The world’s first ghost bike appeared in St. Louis in 2003, according to the magazines Dirt and New York. It was installed by a bicycle mechanic who witnessed an accident, one in which another cyclist was seriously injured. The mechanic, Patrick Van Der Tuin, eventually launched a project that installed about a dozen ghost bikes in St. Louis, and Dirt magazine ran a piece about the project.
The movement hasn’t been without controversy. In Tucson, Arizona, a ghost bike memorializing a 14-year-old boy was removed and replaced three times. Tucson right-of-way officials only removed the first bike, the Tucson Weekly reported, twice more it disappeared after it was featured in newspaper articles. (Tucson Weekly and the Press are both owned by Wick Communications.) Tucson ghost bike installers told the Weekly they’d received incomplete lists of fatal accidents from the police when they requested records of past bicycle fatalities. In other towns the message has become increasingly grim, and in-your-face. Some activists have painted silhouettes of bodies, meant to resemble a crime scene’s chalk outline and stenciled words such as “killed by car” near accident scenes.
Van Der Tuin, the biked mechanic who started it all, told New York magazine in June that he received hundreds of emails within days of his project being noticed outside St. Louis. Some people, even cyclists, wanted to discourage the movement. The ghost-white bikes might discourage people from riding, they said.
Anchorage’s ghost bike, like those in other cities, was noticed by bloggers soon after it appeared.
Attorney Jerome Juday (who usually writes, in relatively plain English, about concepts such as “torts” and “privity” at Alaskalawblog.com) took note of the ghost bike with a 680-word post and a photo.
“It was, as I said in the post, a shock to see it because I know what it is and I don’t think that most people do,” Juday tells the Press. “If you’re a cyclist, or you have spent time in cities in the Lower 48, than you might know about them.”

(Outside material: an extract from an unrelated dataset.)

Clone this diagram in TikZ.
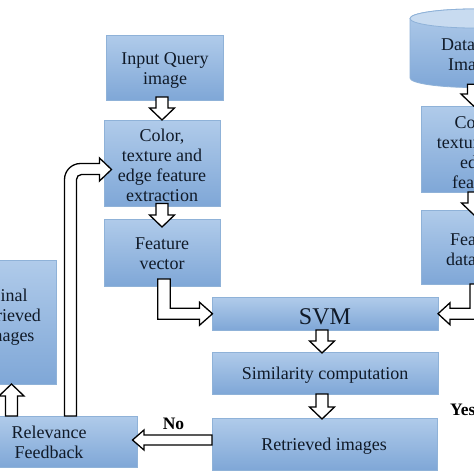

Juday writes in his post that ghost bikes are memorials, but also “protests against the sometimes terrible dominance of the internal combustion engine.” He also writes that calling Anchorage bike friendly “is a dubious description, although I can say that it is a whole lot friendlier to bikes than it used to be.”
And Juday recommends lights for cyclists, writing that he also drives his car along C Street. “I know the challenge of coming upon a bicyclist in the dark when you are not keeping an eye out for one.”
When snow fell last week Verna Gibson was thinking about her foster son, but not because of the ghost bike or the hazards or pedaling and driving on dark and icy roads.
Gibson remembers Johnson as the rare teenager who would clean snow and ice off his foster mom’s car in a spontaneous act of kindness. “That was a little thing, but that was something he did for me without being told or asked to,” Gibson said. “…If you were ever going to ask for a child, Jon would be the one.”